Nostalghia; art-film, Italy / Russia, 1983; D: Andrei Tarkovsky, S: Oleg Yankovsky, Erland Josephson, Domiziana Giordano

Russian writer Andrei is in Italy in order to write an autobiography of the deceased Russian emigre Sosnovsky. Andrei and Eugenia, his interpretor, visit a church. He feels depressed and isolated, until a madman, Domenico, catches his attention. Domenico and his family spent seven years hidding in their home, waiting for the end of the society, and his idea that the world can be saved by transporting a lit candle across a poll captivates Andrei. Domenico commits suicide by setting himself on fire, while Andrei dies after carrying the lit candle across the empty pool.

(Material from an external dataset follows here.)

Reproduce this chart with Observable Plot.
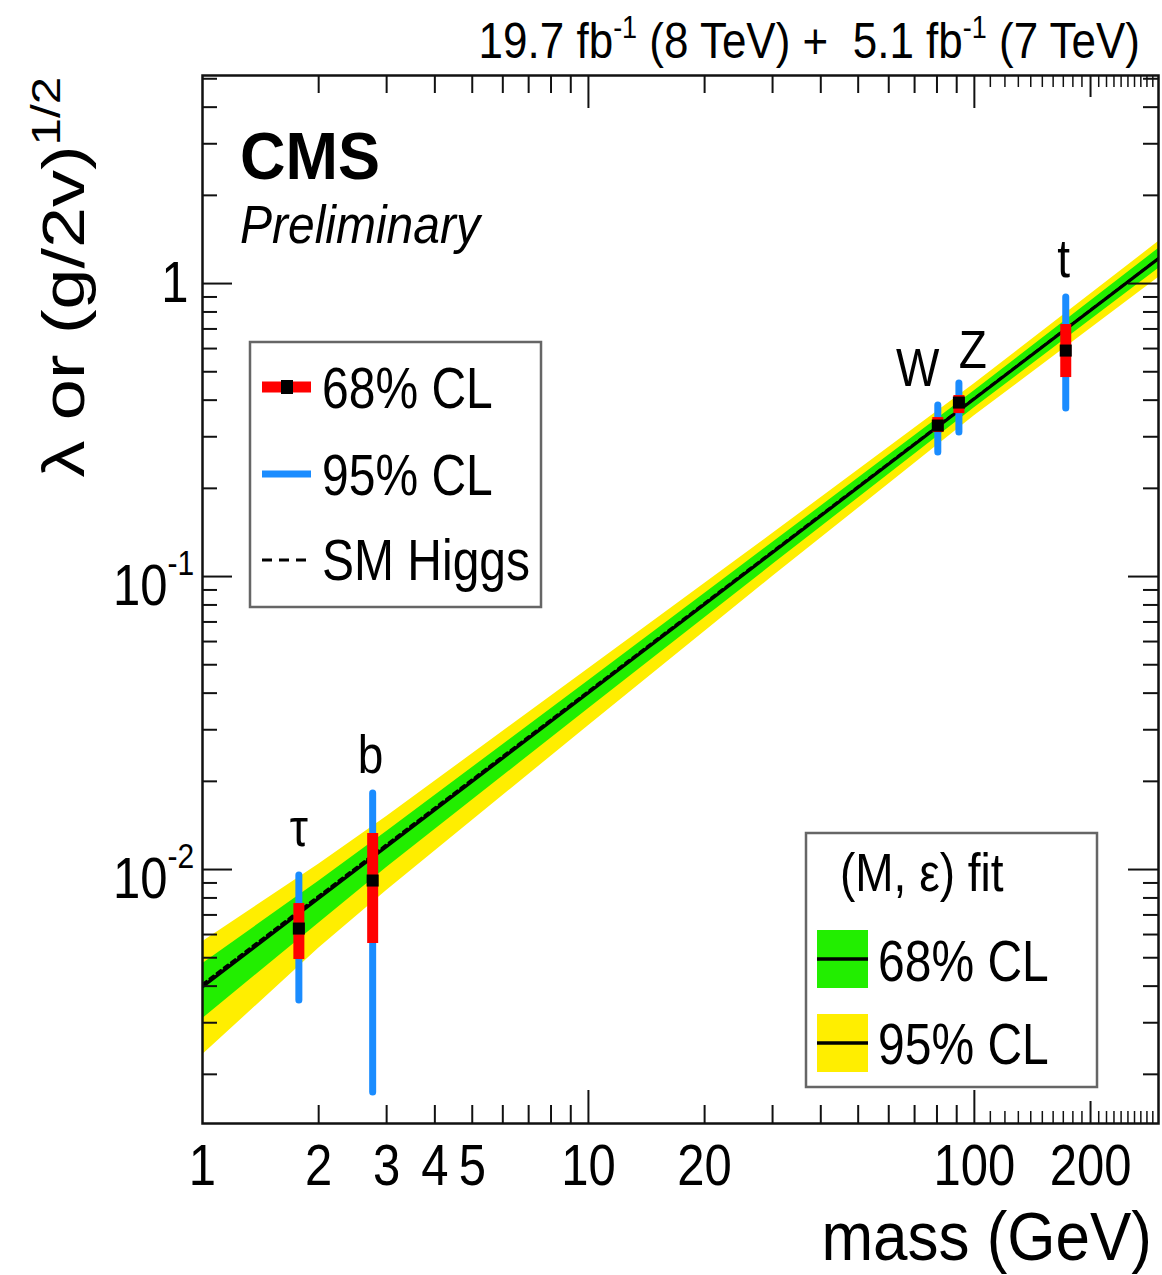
<!DOCTYPE html>
<html><head><meta charset="utf-8">
<script src="https://cdn.jsdelivr.net/npm/d3@7"></script>
<script src="https://cdn.jsdelivr.net/npm/@observablehq/plot@0.6"></script>
<style>
html,body{margin:0;padding:0;background:#fff;}
#chart{width:1162px;height:1275px;overflow:hidden;}
</style></head><body><div id="chart"></div>
<script>
// ---- fit bands ----
const bandMass   = [1, 2, 3, 10, 30, 100, 300];
const fitCentral = [0.003981, 0.007980, 0.011985, 0.04011, 0.12078, 0.4043, 1.2166];
const smHiggs    = [0.004062, 0.008123, 0.012185, 0.04062, 0.12185, 0.4062, 1.2186];
const green68Hi  = [0.004770, 0.009120, 0.013484, 0.04408, 0.13062, 0.4304, 1.3165];
const green68Lo  = [0.003096, 0.006558, 0.010160, 0.03538, 0.10987, 0.3766, 1.1248];
const yellow95Hi = [0.005670, 0.010423, 0.015171, 0.04843, 0.14019, 0.4548, 1.3906];
const yellow95Lo = [0.002332, 0.005384, 0.008482, 0.03096, 0.10000, 0.3536, 1.0481];

// ---- particles ----
const particles    = ["τ", "b", "W", "Z", "t"];
const particleMass = [1.777, 2.76, 80.4, 91.19, 172.5];
const coupling     = [0.006289, 0.009173, 0.3277, 0.3925, 0.5906];
const cl68Hi       = [0.007655, 0.013270, 0.3488, 0.4147, 0.7247];
const cl68Lo       = [0.004930, 0.005591, 0.3101, 0.3599, 0.4777];
const cl95Hi       = [0.009539, 0.018171, 0.3835, 0.4558, 0.8958];
const cl95Lo       = [0.003571, 0.001733, 0.2650, 0.3101, 0.3746];

// ---- axes ----
const xTickLabels  = [1, 2, 3, 4, 5, 10, 20, 100, 200];
const xMajorTicks  = [10, 100];
const xMinorTicks  = [2, 3, 4, 5, 6, 7, 8, 9, 20, 30, 40, 50, 60, 70, 80, 90];
const xMidTicks    = [200];
const xSmallTicks  = [110, 120, 130, 140, 150, 160, 170, 180, 190, 210, 220, 230, 240, 250, 260, 270, 280, 290];
const yMajorTicks  = [0.01, 0.1, 1];
const yMinorTicks  = [0.002, 0.003, 0.004, 0.005, 0.006, 0.007, 0.008, 0.009,
                      0.02, 0.03, 0.04, 0.05, 0.06, 0.07, 0.08, 0.09,
                      0.2, 0.3, 0.4, 0.5, 0.6, 0.7, 0.8, 0.9, 2, 3, 4, 5];
const yTickValues  = [0.01, 0.1, 1];
const yTickBase    = ["10", "10", "1"];
const yTickExp     = ["-2", "-1", ""];

const W = 1162, H = 1275;
const mL = 202, mR = 4, mT = 75, mB = 152;
const fw = W - mL - mR, fh = H - mT - mB;
const FONT = "'Liberation Sans', Arial, Helvetica, sans-serif";
const K = 1.18; // vertical text stretch seen in the picture
const bandIdx = d3.range(bandMass.length);
const pIdx = d3.range(particles.length);
const yIdx = d3.range(yTickValues.length);
const bx = i => bandMass[i];
const px = i => particleMass[i];
const TK = "#111";

const plot = Plot.plot({
  width: W, height: H,
  marginLeft: mL, marginRight: mR, marginTop: mT, marginBottom: mB,
  style: {fontFamily: FONT, background: "#fff", overflow: "visible", color: "#000"},
  x: {type: "log", domain: [1, 300], axis: null},
  y: {type: "log", domain: [0.001359, 5.13], axis: null},
  marks: [
    Plot.areaY(bandIdx, {x: bx, y1: i => yellow95Lo[i], y2: i => yellow95Hi[i], fill: "#ffee00", clip: true}),
    Plot.areaY(bandIdx, {x: bx, y1: i => green68Lo[i], y2: i => green68Hi[i], fill: "#22ee00", clip: true}),
    Plot.line(bandIdx, {x: bx, y: i => fitCentral[i], stroke: "#000", strokeWidth: 3.2, clip: true}),
    Plot.line(bandIdx, {x: bx, y: i => smHiggs[i], stroke: "#000", strokeWidth: 2.5, strokeDasharray: "5,4", clip: true}),
    Plot.ruleX(pIdx, {x: px, y1: i => cl95Lo[i], y2: i => cl95Hi[i], stroke: "#1a8cff", strokeWidth: 7, strokeLinecap: "round"}),
    Plot.ruleX(pIdx, {x: px, y1: i => cl68Lo[i], y2: i => cl68Hi[i], stroke: "#ff0000", strokeWidth: 11}),
    Plot.dot(pIdx, {x: px, y: i => coupling[i], symbol: "square", r: 6.8, fill: "#000"}),
    // x ticks (bottom + top)
    Plot.ruleX(xMajorTicks, {x: d => d, insetTop: fh - 33, stroke: TK, strokeWidth: 2}),
    Plot.ruleX(xMajorTicks, {x: d => d, insetBottom: fh - 33, stroke: TK, strokeWidth: 2}),
    Plot.ruleX(xMinorTicks, {x: d => d, insetTop: fh - 18, stroke: TK, strokeWidth: 2}),
    Plot.ruleX(xMinorTicks, {x: d => d, insetBottom: fh - 18, stroke: TK, strokeWidth: 2}),
    Plot.ruleX(xMidTicks, {x: d => d, insetTop: fh - 22, stroke: TK, strokeWidth: 2}),
    Plot.ruleX(xMidTicks, {x: d => d, insetBottom: fh - 22, stroke: TK, strokeWidth: 2}),
    Plot.ruleX(xSmallTicks, {x: d => d, insetTop: fh - 12, stroke: TK, strokeWidth: 1.5}),
    Plot.ruleX(xSmallTicks, {x: d => d, insetBottom: fh - 12, stroke: TK, strokeWidth: 1.5}),
    // y ticks (left + right)
    Plot.ruleY(yMajorTicks, {y: d => d, insetRight: fw - 30, stroke: TK, strokeWidth: 2}),
    Plot.ruleY(yMajorTicks, {y: d => d, insetLeft: fw - 30, stroke: TK, strokeWidth: 2}),
    Plot.ruleY(yMinorTicks, {y: d => d, insetRight: fw - 15, stroke: TK, strokeWidth: 2}),
    Plot.ruleY(yMinorTicks, {y: d => d, insetLeft: fw - 15, stroke: TK, strokeWidth: 2}),
    Plot.frame({stroke: "#111", strokeWidth: 2.5}),
    // tick labels
    Plot.text(xTickLabels, {x: d => d, text: d => String(d), frameAnchor: "bottom", lineAnchor: "bottom", dy: 61, fontSize: 49, fill: "#000"}),
    Plot.text(yIdx, {filter: i => yTickExp[i] === "", y: i => yTickValues[i], text: i => yTickBase[i], frameAnchor: "left",
      lineAnchor: "middle", textAnchor: "end", dx: -14, fontSize: 49, fill: "#000"}),
    Plot.text(yIdx, {filter: i => yTickExp[i] !== "", y: i => yTickValues[i], text: i => yTickBase[i], frameAnchor: "left",
      lineAnchor: "middle", textAnchor: "end", dx: -35, dy: 10, fontSize: 49, fill: "#000"}),
    Plot.text(yIdx, {filter: i => yTickExp[i] !== "", y: i => yTickValues[i], text: i => yTickExp[i], frameAnchor: "left",
      lineAnchor: "middle", textAnchor: "start", dx: -35, dy: -13, fontSize: 30, fill: "#000"}),
    // particle labels
    Plot.text(pIdx, {filter: i => particles[i] === "τ", x: px, y: i => cl95Hi[i], text: i => particles[i], lineAnchor: "bottom", dy: -30, fontSize: 46, fill: "#000"}),
    Plot.text(pIdx, {filter: i => particles[i] === "b" || particles[i] === "t", x: px, y: i => cl95Hi[i], text: i => particles[i], lineAnchor: "bottom", dy: -21, dx: -2, fontSize: 46, fill: "#000"}),
    Plot.text(pIdx, {filter: i => particles[i] === "W", x: px, y: i => cl95Hi[i], text: i => particles[i], lineAnchor: "bottom", dy: -20, dx: -20, fontSize: 46, fill: "#000"}),
    Plot.text(pIdx, {filter: i => particles[i] === "Z", x: px, y: i => cl95Hi[i], text: i => particles[i], lineAnchor: "bottom", dy: -16, dx: 14, fontSize: 46, fill: "#000"})
  ]
});

document.getElementById("chart").appendChild(plot);
const svg = d3.select(plot);

// stretch Plot's own text vertically about each anchor
svg.selectAll("text").each(function() {
  const t = this.getAttribute("transform");
  if (t && /translate/.test(t)) this.setAttribute("transform", `${t} scale(1,${K})`);
  else {
    const x = parseFloat(this.getAttribute("x")) || 0, y = parseFloat(this.getAttribute("y")) || 0;
    this.setAttribute("transform", `translate(${x},${y}) scale(1,${K}) translate(${-x},${-y})`);
  }
});

function txt(x, y, parts, opts = {}) {
  const k = opts.k || K;
  const t = svg.append("text")
    .attr("transform", opts.transform || `translate(${x},${y}) scale(1,${k})`)
    .attr("font-family", FONT).attr("font-size", opts.size || 48)
    .attr("fill", "#000").attr("text-anchor", opts.anchor || "start")
    .style("white-space", "pre");
  if (opts.weight) t.attr("font-weight", opts.weight);
  if (opts.style) t.attr("font-style", opts.style);
  parts.forEach(p => {
    const s = t.append("tspan").text(p.t);
    if (p.size) s.attr("font-size", p.size);
    if (p.dy) s.attr("dy", p.dy);
  });
  return t;
}

// header
txt(1140, 58, [
  {t: "19.7 fb"}, {t: "-1", size: 27, dy: -17}, {t: " (8 TeV) +  5.1 fb", dy: 17},
  {t: "-1", size: 27, dy: -17}, {t: " (7 TeV)", dy: 17}
], {size: 44, anchor: "end", k: 1.15});

// CMS Preliminary
txt(240, 179, [{t: "CMS"}], {size: 63, weight: "bold", k: 1.06});
txt(240, 243, [{t: "Preliminary"}], {size: 48, style: "italic", k: 1.1});

// axis titles
txt(1152, 1260, [{t: "mass (GeV)"}], {size: 62, anchor: "end", k: 1.1});
txt(0, 0, [{t: "λ or (g/2v)"}, {t: "1/2", size: 40, dy: -24}],
  {size: 60, anchor: "end", transform: "translate(84,77) scale(1,1.23) rotate(-90)"});

// legend 1
svg.append("rect").attr("x", 250).attr("y", 342).attr("width", 291).attr("height", 265)
  .attr("fill", "#fff").attr("stroke", "#666").attr("stroke-width", 2.5);
svg.append("line").attr("x1", 262).attr("x2", 311).attr("y1", 387).attr("y2", 387)
  .attr("stroke", "#ff0000").attr("stroke-width", 11);
svg.append("rect").attr("x", 281).attr("y", 380).attr("width", 12).attr("height", 14).attr("fill", "#000");
txt(322, 408, [{t: "68% CL"}], {size: 48});
svg.append("line").attr("x1", 262).attr("x2", 311).attr("y1", 474).attr("y2", 474)
  .attr("stroke", "#1a8cff").attr("stroke-width", 7);
txt(322, 495, [{t: "95% CL"}], {size: 48});
svg.append("line").attr("x1", 262).attr("x2", 312).attr("y1", 560).attr("y2", 560)
  .attr("stroke", "#000").attr("stroke-width", 3).attr("stroke-dasharray", "10,7");
txt(322, 580, [{t: "SM Higgs"}], {size: 48});

// legend 2
svg.append("rect").attr("x", 806).attr("y", 833).attr("width", 291).attr("height", 254)
  .attr("fill", "#fff").attr("stroke", "#666").attr("stroke-width", 2.5);
txt(840, 891, [{t: "(M, ε) fit"}], {size: 46});
svg.append("rect").attr("x", 817).attr("y", 930).attr("width", 51).attr("height", 58).attr("fill", "#22ee00");
svg.append("line").attr("x1", 817).attr("x2", 868).attr("y1", 959).attr("y2", 959).attr("stroke", "#000").attr("stroke-width", 3.5);
txt(878, 981, [{t: "68% CL"}], {size: 48});
svg.append("rect").attr("x", 817).attr("y", 1014).attr("width", 51).attr("height", 58).attr("fill", "#ffee00");
svg.append("line").attr("x1", 817).attr("x2", 868).attr("y1", 1043).attr("y2", 1043).attr("stroke", "#000").attr("stroke-width", 3.5);
txt(878, 1064, [{t: "95% CL"}], {size: 48});
</script></body></html>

Winner of the best director award at the Cannes film festival, Andrei Tarkovsky's sixth film, "Nostalgia", is thematically a blend between his previous - nostalgia and memory of his childhood in "The Mirror" - and last film - the possibility of the end of the society (world) in "Sacrifice" - yet it is overall just a pure art film, a hermetic cocoon with little universal elements people can identify with - and without an 'outburst' of author's creative unpredictability as it was the case with Pasolini, Fellini, Ashby or Hitchcock. As with most of his achievements, the viewers will search for a story, yet Tarkovsky's "Nostalgia" is more aligned towards creating a mood, turning into those 'advanced viewings' that demand a lot, yet the payback is not proportional since - despite a masterful shot composition - the movie is thin, overstretched and sometimes boring.

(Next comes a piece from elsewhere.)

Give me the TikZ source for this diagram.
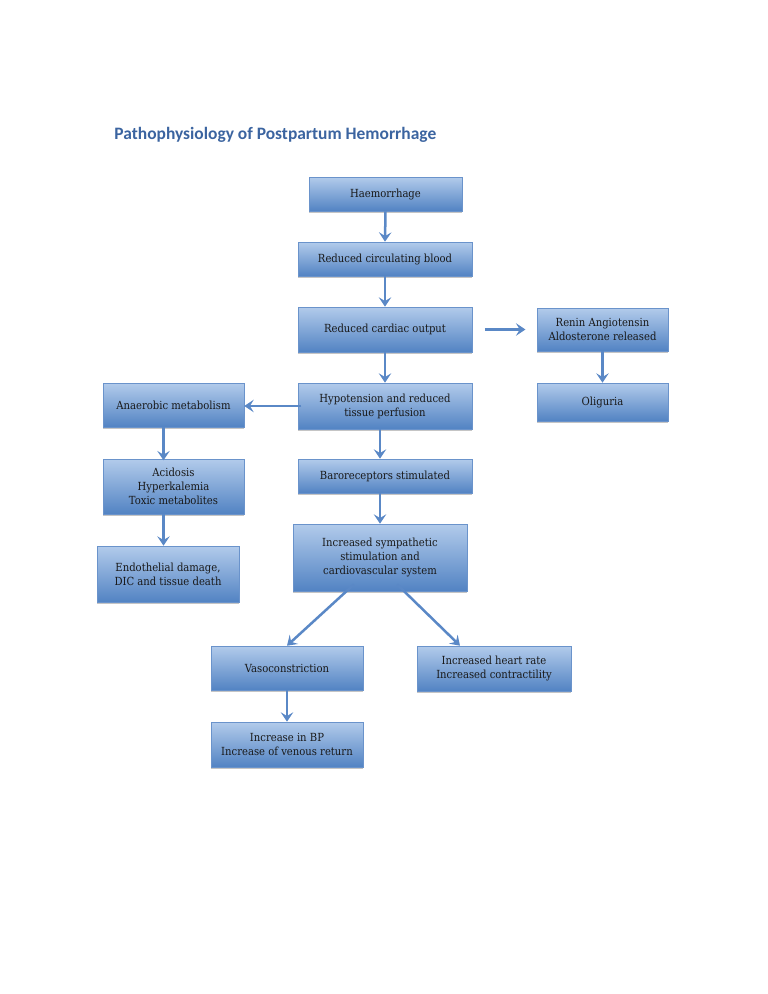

The main hero, Andrei (Oleg Yankovsky, with a strange blond patch on his black hair), is a symbol for the director himself who feels isolated in Italy (he cannot speak their language properly, his neighbors ask "what he is doing here"), longing for his homeland and childhood, presented with scenes filmmed in black and white, adding a few philosophical observations about differences between the Western and Russian mentality, culminating in the allegorical final scene (Russian landscapes "inside" Italian buildings) that advocates imigrants to merge those two worlds together. Too little happens in the film, both in content and style, to fully justify its hype, yet it has at least two virtuoso directed sequences: in one, Andrei has a childhood memory of a German Shepherd running through a puddle, and then goes to his room and lies down on the bed. While it is raining, the (imaginary?) dog suddenly enters his room and Andrei strokes him for comfort. In the other, Domenico gives a powerful speech about the wrong turn society has taken ("What kind of a world is this, when a madman has to tell you to be ashamed?") and lits himself on a statue in the city square, with Eugenia running towards him while every other passerby around her is "frozen" on the stairs, giving the impression as if she is walking inside a painting.